This is the mail archive of the
mailing list for the systemtap project.
Re: [patch 1/3] Trace code and documentation
- From: Andi Kleen <andi at firstfloor dot org>
- To: David Wilder <dwilder at us dot ibm dot com>
- Cc: Andi Kleen <andi at firstfloor dot org>, linux-kernel at vger dot kernel dot org, akpm at linux-foundation dot org, randy dot dunlap at oracle dot com, hch at infradead dot org, systemtap at sources dot redhat dot com
- Date: Thu, 4 Oct 2007 23:19:05 +0200
- Subject: Re: [patch 1/3] Trace code and documentation
- References: <firstname.lastname@example.org> <email@example.com> <47053CC7.firstname.lastname@example.org>
On Thu, Oct 04, 2007 at 12:19:35PM -0700, David Wilder wrote:
> Andi Kleen wrote:
> >"David J. Wilder" <email@example.com> writes:
> >>@@ -0,0 +1,160 @@
> >>+Trace Setup and Control
> >>+In the kernel, the trace interface provides a simple mechanism for
> >>+starting and managing data channels (traces) to user space.
> >Wasn't relayfs supposed to do that already? Why do you need another
> >wrapper around it?
> The code in trace is exactly what all the current users of relay do.
> Therefor trace reduces the duplication of code.
If everybody does this then the code should be just put into
> >Is this also really still faster than a printk below log level
> >(without console driver overhead). If not then why not just
> >use printk?
> Are you arguing against relayfs or trace? Trace just makes relayfs
> easer to use. I think relayfs can stand up for it's self.
I'm arguing against complicated trace mechanisms that are not fast.
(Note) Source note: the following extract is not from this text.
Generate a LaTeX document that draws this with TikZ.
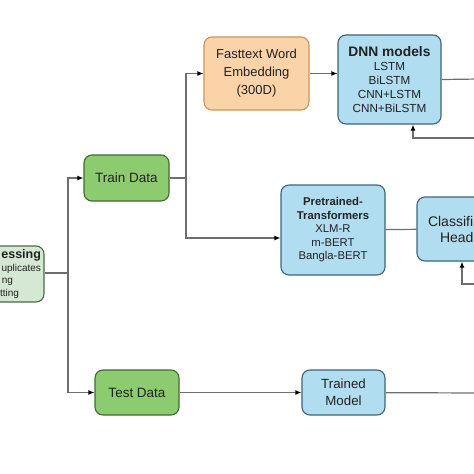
\documentclass[tikz,border=0pt]{standalone}
\usepackage{fontspec}
\setmainfont{Liberation Sans}
\usetikzlibrary{arrows.meta,positioning}
\definecolor{ink}{HTML}{222222}
\definecolor{wirecol}{HTML}{6E6E6E}
\definecolor{prepfill}{HTML}{D5E8D4}
\definecolor{prepdraw}{HTML}{4A6B47}
\definecolor{datafill}{HTML}{8DCB71}
\definecolor{datadraw}{HTML}{3F6B30}
\definecolor{embfill}{HTML}{FAD4A8}
\definecolor{embdraw}{HTML}{C9935A}
\definecolor{modelfill}{HTML}{B1DDF0}
\definecolor{modeldraw}{HTML}{3C6478}
\tikzset{
  box/.style={draw, rounded corners=8pt, line width=1.1pt, align=center, inner sep=0pt, text=ink, font=\fontsize{13.5}{17}\selectfont},
  databox/.style={box, fill=datafill, draw=datadraw, minimum width=85pt, minimum height=46pt},
  embbox/.style={box, fill=embfill, draw=embdraw, minimum width=105pt, minimum height=73pt, font=\fontsize{13}{18}\selectfont},
  modelbox/.style={box, fill=modelfill, draw=modeldraw, minimum width=104pt, minimum height=89pt, font=\fontsize{11.7}{14}\selectfont},
  prepbox/.style={box, fill=prepfill, draw=prepdraw, minimum width=104pt, minimum height=56pt, align=right, text width=98pt, font=\fontsize{10}{12.7}\selectfont},
  arrow/.style={-{Latex[length=6pt,width=5pt,black]}, line width=1.2pt, draw=wirecol},
  link/.style={line width=1.2pt, draw=wirecol}
}

\begin{document}
\begin{tikzpicture}[x=1pt, y=-1pt]
  \useasboundingbox (0,0) rectangle (474,474);
  \clip (0,0) rectangle (474,474);

  \node[prepbox] (prep) at (-8,274) {{\fontsize{12.5}{13}\selectfont\bfseries essing}\\uplicates\\ng\makebox[28pt]{}\\tting\makebox[22pt]{}};

  \node[databox] (train) at (126.5,178) {Train Data};
  \node[databox, minimum width=84pt, minimum height=45pt] (test) at (137,392.5) {Test Data};

  \node[embbox] (fasttext) at (256.5,73.5) {Fasttext Word\\Embedding\\(300D)};
  \node[modelbox, minimum width=103pt] (dnn) at (389.5,79.5) {{\fontsize{13.8}{15}\selectfont\bfseries DNN models}\\LSTM\\BiLSTM\\CNN+LSTM\\CNN+BiLSTM};
  \node[modelbox, minimum height=90pt, font=\fontsize{11.3}{13.5}\selectfont] (pretrained) at (333,230) {\textbf{Pretrained-}\\\textbf{Transformers}\\XLM-R\\m-BERT\\Bangla-BERT};
  \node[modelbox, minimum width=76pt, minimum height=64pt, align=left, text width=54pt, inner xsep=0pt, font=\fontsize{14}{16}\selectfont] (head) at (455,229) {Classifi\\\hspace*{12pt}Head};
  \node[modelbox, minimum width=83pt, minimum height=45pt, font=\fontsize{13.3}{17}\selectfont] (trained) at (343.5,392.5) {Trained\\Model};

  % split points and loose ends
  \coordinate (split1) at (68,273);
  \coordinate (split2) at (186,178);
  \coordinate (dnnout) at (480,79);
  \coordinate (dnnback) at (480,138);
  \coordinate (headback) at (480,284);
  \coordinate (trainedout) at (480,393);

  \draw[link] (prep.east |- split1) -- (split1);
  \draw[arrow] (split1) |- (train);
  \draw[arrow] (split1) |- (test);
  \draw[link] (train) -- (split2);
  \draw[arrow] (split2) |- (fasttext);
  \draw[arrow] (split2) |- ([yshift=-8pt]pretrained.west);
  \draw[arrow] (fasttext) -- (dnn.west |- fasttext.east);
  \draw[link] (dnn.east) -- (dnnout);
  \draw[arrow] (dnnback) -| ([xshift=23.5pt]dnn.south);
  \draw[link] (pretrained) -- (head);
  \draw[arrow] (headback) -| ([xshift=7pt]head.south);
  \draw[arrow] (test) -- (trained);
  \draw[link] (trained) -- (trainedout);
\end{tikzpicture}
\end{document}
At some point when I looked at relayfs it seemed to be reasonably
fast (per cpu buffers; not much locking, over head per call roughtly like putchar()),
but that might have regressed.
Your example module with its lock definitely looks very slow and I don't approve
> The example shows a way to create an ASCII data layer.
ASCII layers don't make much sense imho -- these should just use printk.
Fast dedicated binary log channels make sense though; but you don't
seem really to be very concentrated on that.
> True, to make trace "fast" you need a data layer that can handle the
> requirements of per-cpu buffers. However there are still advantages of
> trace over printk even when using global bufferers: selectable bufferer
printk has selectable buffer sizes too.
> "Long term we probably want more complex tracing based on lttng,
> but I'm a big fan of starting out simple and doing incremental
It's just that relayfs + another not simple layer are definitely not simple.
For a simple logger I'm thinking more like something like SGI's old
ktrace module (which undoubtedly many other people have recreated many
times for specific debugging scenarios)
But that all only makes sense if the overhead is really kept low
and i don't see that in your approach.
> One advantage of the trace approach is separating control and data
> layers, therefor trace can support multiple data layers to fit multiple
> I have my ideas on how to develop data layer, others may have their own
> ideas and I welcome the input.
relayfs was supposed to be that data layer.
> PS: Systemtap has been criticized for introducing out-of-tree kernel
> code. A clear direction from the community is to move re-usable code
> in-tree where it can be maintained. Trace is a move in that direction.
I'm all for that. I believe a simple fast efficient no frills logger
would serve systemtap just fine too. But the approach here seems
to be more to add all kinds of knobs and whizzles until you end
up with something as slow with printk. And since we already have
printk another one just doesn't seem to make much sense.